EL PAíS • SUBNOTA
› Por Horacio Verbitsky
Los efectos del misterioso encuentro entre el jefe electo de gobierno de la Ciudad Autónoma de Buenos Aires, Maurizio Macri, y el presidente de la Iglesia Católica argentina, Jorge Mario Bergoglio, comenzarán a sentirse en los próximos días, cuando la Legislatura trate un proyecto de ampliación de los subsidios a los colegios católicos por 63 millones de pesos hasta fin de año. A cambio, Macri ofreció desalojar sólo la Villa 31 bis, pero no la Villa 31 histórica, donde se estudiaría un proyecto de urbanización para sus actuales habitantes. En la Villa 31 está enterrado Carlos Mugica, el representante más conocido del Movimiento de Sacerdotes para el Tercer Mundo y uno de los iniciadores hace cuatro décadas del equipo sacerdotal villero.

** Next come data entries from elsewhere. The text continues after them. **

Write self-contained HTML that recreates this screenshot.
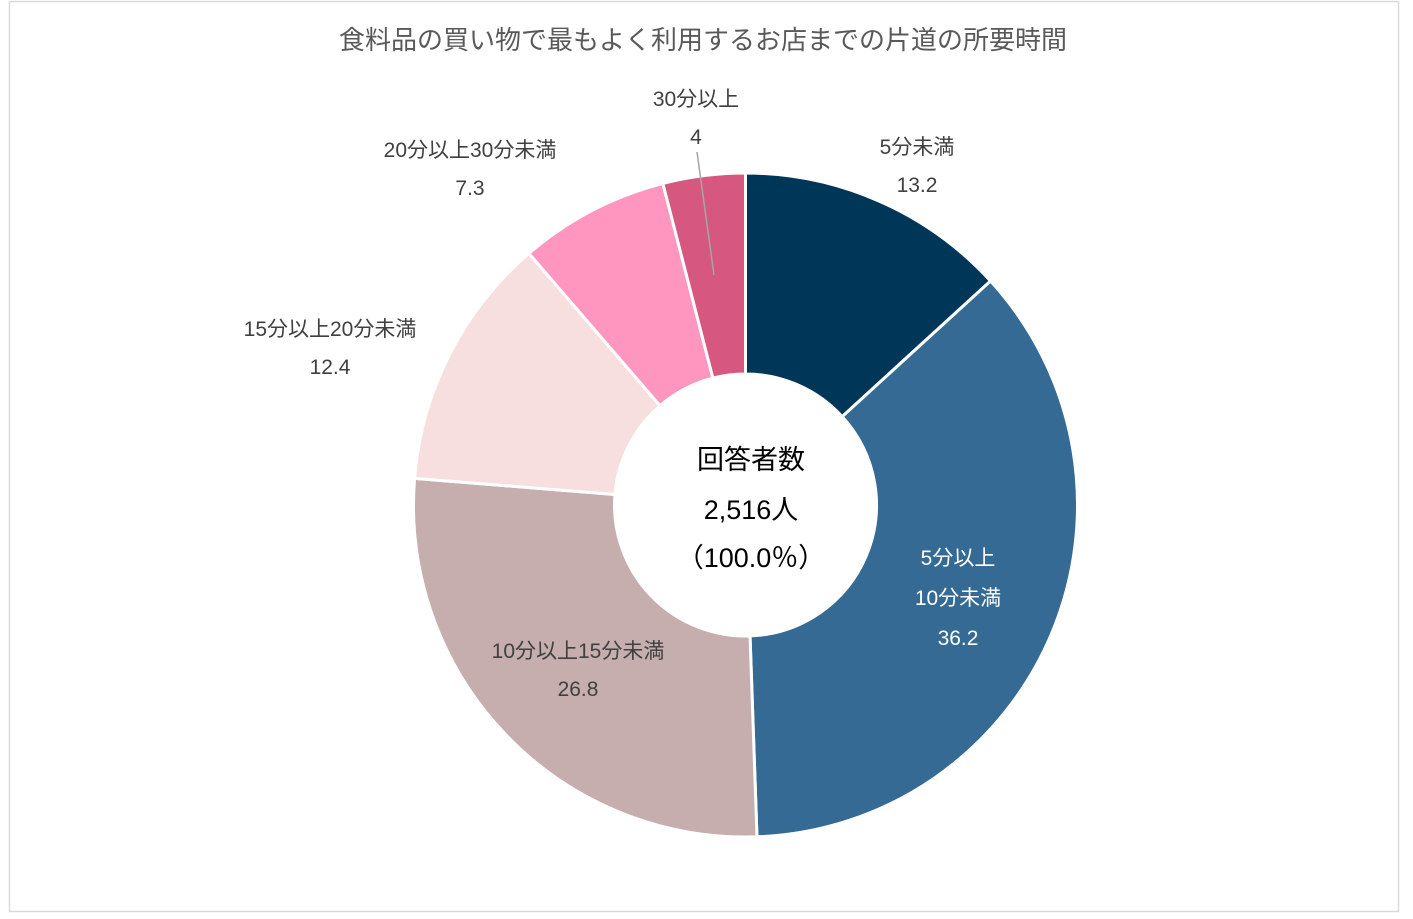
<!DOCTYPE html>
<html><head><meta charset="utf-8">
<style>
html,body{margin:0;padding:0;background:#fff;}
body{width:1413px;height:914px;overflow:hidden;font-family:"Liberation Sans","Noto Sans CJK JP",sans-serif;}
</style></head>
<body>
<svg width="1413" height="914" xmlns="http://www.w3.org/2000/svg" style="font-family:'Liberation Sans','Noto Sans CJK JP',sans-serif">
<rect x="9.5" y="1.5" width="1389" height="910" fill="#fff" stroke="#d9d9d9" stroke-width="1.5"/>
<text x="703" y="49" text-anchor="middle" font-size="26" fill="#595959">食料品の買い物で最もよく利用するお店までの片道の所要時間</text>
<g id="slices"></g>
<line x1="697" y1="152" x2="714" y2="275" stroke="#a6a6a6" stroke-width="1.5"/>
<g id="labels" font-size="21" text-anchor="middle"></g>
<g font-size="27" fill="#000" text-anchor="middle">
<text x="751" y="469">回答者数</text>
<text x="751" y="519">2,516人</text>
<text x="751" y="567">（100.0％）</text>
</g>
</svg>
<script>
const categories=["5分未満","5分以上10分未満","10分以上15分未満","15分以上20分未満","20分以上30分未満","30分以上"];
const values=[13.2,36.2,26.8,12.4,7.3,4];
const colors=["#003658","#346a93","#c5aead","#f7dfdf","#ff96bf","#d6577f"];
const labelLines=[["5分未満"],["5分以上","10分未満"],["10分以上15分未満"],["15分以上20分未満"],["20分以上30分未満"],["30分以上"]];
const labelPos=[[917,147],[958,558],[578,651],[330,329],[470,150],[696,99]];
const labelFill=["#404040","#ffffff","#404040","#404040","#404040","#404040"];
const cx=745.5,cy=505,R=332,r=131;
const NS="http://www.w3.org/2000/svg";
const total=values.reduce((a,b)=>a+b,0);
function pt(a,rad){return [cx+rad*Math.sin(a),cy-rad*Math.cos(a)];}
let ang=0;
const g=document.getElementById('slices');
values.forEach((v,i)=>{
  const a0=ang,a1=ang+v/total*2*Math.PI;ang=a1;
  const large=(a1-a0)>Math.PI?1:0;
  const p0=pt(a0,R),p1=pt(a1,R),q1=pt(a1,r),q0=pt(a0,r);
  const d=`M${p0[0]},${p0[1]}A${R},${R} 0 ${large} 1 ${p1[0]},${p1[1]}L${q1[0]},${q1[1]}A${r},${r} 0 ${large} 0 ${q0[0]},${q0[1]}Z`;
  const p=document.createElementNS(NS,'path');
  p.setAttribute('d',d);p.setAttribute('fill',colors[i]);p.setAttribute('stroke','#fff');p.setAttribute('stroke-width','3');
  
  
  g.appendChild(p);
});
const lg=document.getElementById('labels');
categories.forEach((c,i)=>{
  const t=document.createElementNS(NS,'text');
  
  
  t.setAttribute('fill',labelFill[i]);
  const lines=labelLines[i].concat([String(values[i])]);
  lines.forEach((s,k)=>{
    const ts=document.createElementNS(NS,'tspan');
    ts.setAttribute('x',labelPos[i][0]);
    ts.setAttribute('y',labelPos[i][1]+7+k*(lines.length===3?40:38));
    ts.textContent=s;t.appendChild(ts);
  });
  lg.appendChild(t);
});
</script>
</body></html>
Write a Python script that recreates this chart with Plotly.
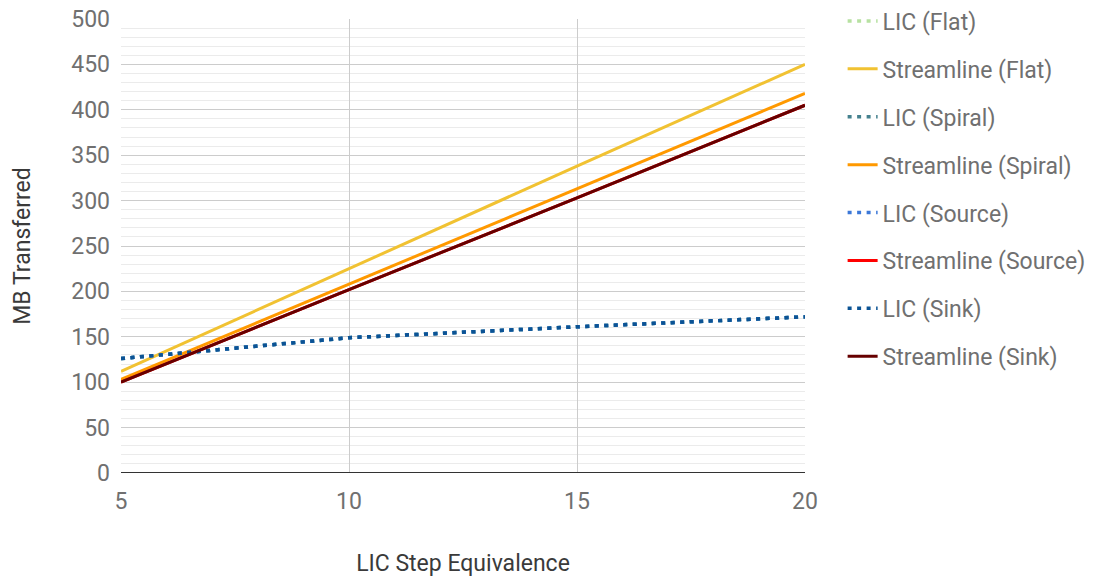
import plotly.graph_objects as go

x_steps = [5, 10, 15, 20]

lic_flat = [126, 149, 161, 172]
lic_spiral = [126, 149, 161, 172]
lic_source = [126, 149, 161, 172]
lic_sink = [126, 149, 161, 172]

stream_flat = [112, 225, 338, 450]
stream_spiral = [103, 208, 313, 418]
stream_source = [100, 202, 303, 405]
stream_sink = [100, 202, 303, 405]

series = [
    ("LIC (Flat)", lic_flat, "#b7e1a1", "dot"),
    ("Streamline (Flat)", stream_flat, "#f1c232", "solid"),
    ("LIC (Spiral)", lic_spiral, "#45818e", "dot"),
    ("Streamline (Spiral)", stream_spiral, "#ff9900", "solid"),
    ("LIC (Source)", lic_source, "#3c78d8", "dot"),
    ("Streamline (Source)", stream_source, "#ff0000", "solid"),
    ("LIC (Sink)", lic_sink, "#0b5394", "dot"),
    ("Streamline (Sink)", stream_sink, "#660000", "solid"),
]

fig = go.Figure()
for i, (name, ys, color, dash) in enumerate(series):
    fig.add_trace(go.Scatter(
        x=x_steps, y=ys, name=name, mode="lines",
        line=dict(color=color, width=3.5 if dash == "dot" else 3,
                  dash="4px,5.5px" if dash == "dot" else "solid"),
        legendgroup=f"g{i}",
    ))

fig.update_layout(
    width=1093, height=579,
    margin=dict(l=121, r=288, t=19, b=106, autoexpand=False),
    paper_bgcolor="white", plot_bgcolor="white",
    font=dict(family="Roboto", size=23, color="#707070"),
    legend=dict(
        x=1.055, y=1.043, xanchor="left", yanchor="top",
        font=dict(size=23, color="#707070"),
        tracegroupgap=15, itemwidth=30,
        bgcolor="rgba(0,0,0,0)",
        maxheight=579,
    ),
    xaxis=dict(
        range=[5, 20], tickvals=[5, 10, 15, 20],
        showgrid=True, gridcolor="#cccccc", gridwidth=1,
        zeroline=False, showline=False,
        ticks="", ticklabelstandoff=12,
        title=dict(text="LIC Step Equivalence", standoff=40,
                   font=dict(size=23, color="#3a3a3a")),
        tickfont=dict(size=23, color="#707070"),
    ),
    yaxis=dict(
        range=[0, 500], tickvals=list(range(0, 501, 50)),
        showgrid=True, gridcolor="#cccccc", gridwidth=1,
        minor=dict(dtick=10, showgrid=True, gridcolor="#ebebeb", gridwidth=1),
        zeroline=False, showline=False, ticks="", ticklabelstandoff=10,
        title=dict(text="MB Transferred", standoff=34,
                   font=dict(size=23, color="#3a3a3a")),
        tickfont=dict(size=23, color="#707070"),
    ),
    showlegend=True,
)

fig.add_shape(type="line", xref="paper", yref="y", x0=0, x1=1, y0=0, y1=0,
              line=dict(color="#333333", width=2))

fig.write_html("out.html")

Sus actuales integrantes distribuyeron un documento de oposición a los desalojos, cuyo texto fue publicado en el Boletín del Arzobispado de Bergoglio. Los curas participaron en el movimiento de resistencia a los intentos de erradicación durante la dictadura militar y la presidencia de Carlos Menem, y constituyen un actor insoslayable para cualquier fuerza política externa a la villa.

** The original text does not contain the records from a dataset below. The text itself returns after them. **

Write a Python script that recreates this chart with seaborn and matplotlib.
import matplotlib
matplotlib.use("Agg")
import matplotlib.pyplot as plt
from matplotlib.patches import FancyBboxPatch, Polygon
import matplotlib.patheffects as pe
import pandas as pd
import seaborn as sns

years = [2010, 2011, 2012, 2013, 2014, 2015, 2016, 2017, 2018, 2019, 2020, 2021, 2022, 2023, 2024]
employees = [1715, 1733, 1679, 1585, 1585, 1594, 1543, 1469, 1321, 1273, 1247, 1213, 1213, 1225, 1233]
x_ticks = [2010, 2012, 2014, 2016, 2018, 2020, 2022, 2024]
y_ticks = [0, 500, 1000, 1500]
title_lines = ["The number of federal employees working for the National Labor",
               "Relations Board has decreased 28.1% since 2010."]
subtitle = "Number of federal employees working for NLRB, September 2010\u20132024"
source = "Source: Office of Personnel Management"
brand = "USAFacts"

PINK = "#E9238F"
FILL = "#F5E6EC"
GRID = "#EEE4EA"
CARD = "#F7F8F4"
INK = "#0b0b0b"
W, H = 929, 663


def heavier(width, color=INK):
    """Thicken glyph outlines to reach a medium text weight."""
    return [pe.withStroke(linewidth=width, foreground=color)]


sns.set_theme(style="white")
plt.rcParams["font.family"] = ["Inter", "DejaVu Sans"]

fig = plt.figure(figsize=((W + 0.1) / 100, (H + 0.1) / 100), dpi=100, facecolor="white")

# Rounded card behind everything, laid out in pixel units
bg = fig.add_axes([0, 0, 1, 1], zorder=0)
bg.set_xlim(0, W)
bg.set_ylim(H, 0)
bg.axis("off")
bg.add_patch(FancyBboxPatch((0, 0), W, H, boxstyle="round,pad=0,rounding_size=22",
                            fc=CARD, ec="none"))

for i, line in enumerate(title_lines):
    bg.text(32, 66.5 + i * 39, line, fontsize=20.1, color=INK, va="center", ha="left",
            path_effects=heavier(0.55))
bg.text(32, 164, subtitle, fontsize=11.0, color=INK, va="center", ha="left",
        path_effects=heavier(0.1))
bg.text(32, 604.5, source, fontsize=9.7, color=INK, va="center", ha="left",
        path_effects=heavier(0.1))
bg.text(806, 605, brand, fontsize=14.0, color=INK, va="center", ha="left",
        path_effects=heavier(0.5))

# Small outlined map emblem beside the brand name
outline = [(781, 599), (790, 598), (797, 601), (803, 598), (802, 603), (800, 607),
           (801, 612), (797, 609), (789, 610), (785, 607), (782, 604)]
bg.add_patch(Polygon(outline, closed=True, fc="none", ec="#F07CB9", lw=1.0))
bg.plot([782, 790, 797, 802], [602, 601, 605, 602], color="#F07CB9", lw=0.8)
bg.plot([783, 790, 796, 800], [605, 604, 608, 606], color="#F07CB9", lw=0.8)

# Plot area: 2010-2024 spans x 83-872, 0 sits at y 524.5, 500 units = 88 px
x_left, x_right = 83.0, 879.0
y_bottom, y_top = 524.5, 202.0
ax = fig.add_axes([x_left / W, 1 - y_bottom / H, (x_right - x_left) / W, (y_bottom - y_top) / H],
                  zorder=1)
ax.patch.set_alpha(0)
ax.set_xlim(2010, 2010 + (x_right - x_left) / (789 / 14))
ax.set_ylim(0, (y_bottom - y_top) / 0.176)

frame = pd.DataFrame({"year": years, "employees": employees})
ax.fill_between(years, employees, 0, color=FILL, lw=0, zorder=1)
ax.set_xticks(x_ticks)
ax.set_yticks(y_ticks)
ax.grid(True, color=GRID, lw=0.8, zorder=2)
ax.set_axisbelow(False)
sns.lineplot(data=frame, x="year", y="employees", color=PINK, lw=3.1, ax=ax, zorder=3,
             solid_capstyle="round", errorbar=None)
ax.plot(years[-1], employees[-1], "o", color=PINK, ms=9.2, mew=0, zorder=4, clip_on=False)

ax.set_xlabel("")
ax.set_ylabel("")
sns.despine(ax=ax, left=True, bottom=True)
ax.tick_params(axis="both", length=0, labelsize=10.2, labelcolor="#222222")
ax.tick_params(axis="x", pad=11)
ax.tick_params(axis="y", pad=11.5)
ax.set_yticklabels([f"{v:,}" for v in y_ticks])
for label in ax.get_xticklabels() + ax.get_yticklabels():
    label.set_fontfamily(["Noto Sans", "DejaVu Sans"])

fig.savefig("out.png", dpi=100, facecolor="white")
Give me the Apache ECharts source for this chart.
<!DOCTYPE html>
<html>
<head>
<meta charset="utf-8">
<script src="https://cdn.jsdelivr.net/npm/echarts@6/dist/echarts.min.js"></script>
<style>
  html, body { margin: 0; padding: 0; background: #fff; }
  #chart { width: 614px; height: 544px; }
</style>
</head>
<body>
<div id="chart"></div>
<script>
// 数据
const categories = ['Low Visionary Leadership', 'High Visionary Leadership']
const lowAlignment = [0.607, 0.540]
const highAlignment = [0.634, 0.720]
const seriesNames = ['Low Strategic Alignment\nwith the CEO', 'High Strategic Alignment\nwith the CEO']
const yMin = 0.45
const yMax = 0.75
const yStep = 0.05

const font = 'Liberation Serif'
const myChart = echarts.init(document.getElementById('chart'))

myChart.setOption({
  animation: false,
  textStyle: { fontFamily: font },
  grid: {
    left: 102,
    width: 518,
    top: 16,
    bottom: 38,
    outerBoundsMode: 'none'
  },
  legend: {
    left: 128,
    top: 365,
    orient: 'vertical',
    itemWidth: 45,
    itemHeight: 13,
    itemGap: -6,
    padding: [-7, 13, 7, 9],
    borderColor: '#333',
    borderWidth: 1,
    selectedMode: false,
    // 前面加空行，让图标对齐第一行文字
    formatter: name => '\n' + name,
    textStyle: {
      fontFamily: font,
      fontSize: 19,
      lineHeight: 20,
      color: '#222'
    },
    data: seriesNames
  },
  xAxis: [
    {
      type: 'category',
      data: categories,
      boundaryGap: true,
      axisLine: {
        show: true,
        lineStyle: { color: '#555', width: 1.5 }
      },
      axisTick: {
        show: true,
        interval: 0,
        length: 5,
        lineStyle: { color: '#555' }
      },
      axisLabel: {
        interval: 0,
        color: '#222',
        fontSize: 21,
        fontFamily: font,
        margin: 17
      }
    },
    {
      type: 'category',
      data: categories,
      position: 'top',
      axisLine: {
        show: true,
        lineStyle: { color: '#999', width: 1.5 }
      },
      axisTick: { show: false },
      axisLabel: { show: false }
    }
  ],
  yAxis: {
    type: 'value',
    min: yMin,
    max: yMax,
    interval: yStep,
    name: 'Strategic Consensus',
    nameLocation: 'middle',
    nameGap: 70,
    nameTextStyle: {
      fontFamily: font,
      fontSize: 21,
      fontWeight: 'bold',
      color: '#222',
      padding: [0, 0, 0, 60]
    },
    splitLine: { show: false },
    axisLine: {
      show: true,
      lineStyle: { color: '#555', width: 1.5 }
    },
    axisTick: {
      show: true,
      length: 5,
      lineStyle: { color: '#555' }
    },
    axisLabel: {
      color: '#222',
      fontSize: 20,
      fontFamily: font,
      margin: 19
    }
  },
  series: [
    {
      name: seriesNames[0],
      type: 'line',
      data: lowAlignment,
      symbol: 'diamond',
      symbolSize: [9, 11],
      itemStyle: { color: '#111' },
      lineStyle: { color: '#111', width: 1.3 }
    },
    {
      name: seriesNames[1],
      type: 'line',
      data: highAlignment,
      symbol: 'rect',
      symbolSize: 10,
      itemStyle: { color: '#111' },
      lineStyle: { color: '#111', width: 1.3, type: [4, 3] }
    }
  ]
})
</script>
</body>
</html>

Como parte del despeje del espacio público Macri también se propone limpiar las calles de piqueteros, vendedores ambulantes, familias sin techo y prostitutas/os. Para eso necesita su fuerza propia de seguridad. Esta semana el Senado convertiría en ley el proyecto que ya sancionó la Cámara de Diputados, que le permite crearla. Pero nada dice acerca de la asignación de recursos federales para financiarla, ni de la transferencia parcial de las fuerzas hoy existentes. La ley Cafiero fue una respuesta del oficialismo nacional de entonces a la ascendente Alianza que se hacía fuerte en Buenos Aires. Pero la situación no se modificó cuando el Presidente y el alcalde porteño fueron electos en la misma boleta; tampoco cuando en el segundo mandato de Aníbal Ibarra, la presidencia pasó de Fernando de la Rúa a Eduardo Duhalde y luego a Néstor Kirchner. Es decir que ya se han dado todas las combinaciones posibles de colores y relaciones, de la afinidad a la indiferencia, la tolerancia recíproca y la aversión abierta. Esto significa que el problema es estructural y tiene raíces profundas. Tanto que llegó a los enfrentamientos armados entre la Nación y la provincia de Buenos Aires en 1880, cuando el gobernador de Buenos Aires Carlos Tejedor usó sus fuerzas propias para expulsar de la ciudad al presidente Nicolás Avellaneda y el tucumano mudó la sede del gobierno nacional a Belgrano, desde donde amenazó con tomar la ciudad al frente de tropas nacionales. Al año siguiente la conmemoración de aquellos choques también motivó la intervención de la Iglesia. El Arzobispo Federico Aneiros dispuso oficiar una misa sólo por los caídos porteños, pero el gobierno de Julio A. Roca lo consideró un desacato y ordenó suspender el oficio. Dijo que mientras el Estado Nacional sostuviera el culto, la Iglesia Católica no debía ser más que una dependencia administrativa. Cuando Aneiros se negó, Roca amenazó con tomar la Catedral por la fuerza para impedirlo y el delegado apostólico Luis Matera intervino para evitarlo, ordenando la clausura de la Catedral el día señalado. Las cosas son menos dramáticas un siglo y cuarto después. Si Macri quiere una fuerza que reparta palos para imponer su política importada de Tolerancia Cero con los sectores más débiles de la sociedad, deberá pensar cómo pagarla. Por ahora ha postergado la resolución, distribuyendo 63 palos adicionales al sucesor de Aneiros en la Arquidiócesis de Buenos Aires. Macri y Bergoglio, dos rostros frescos de la nueva política.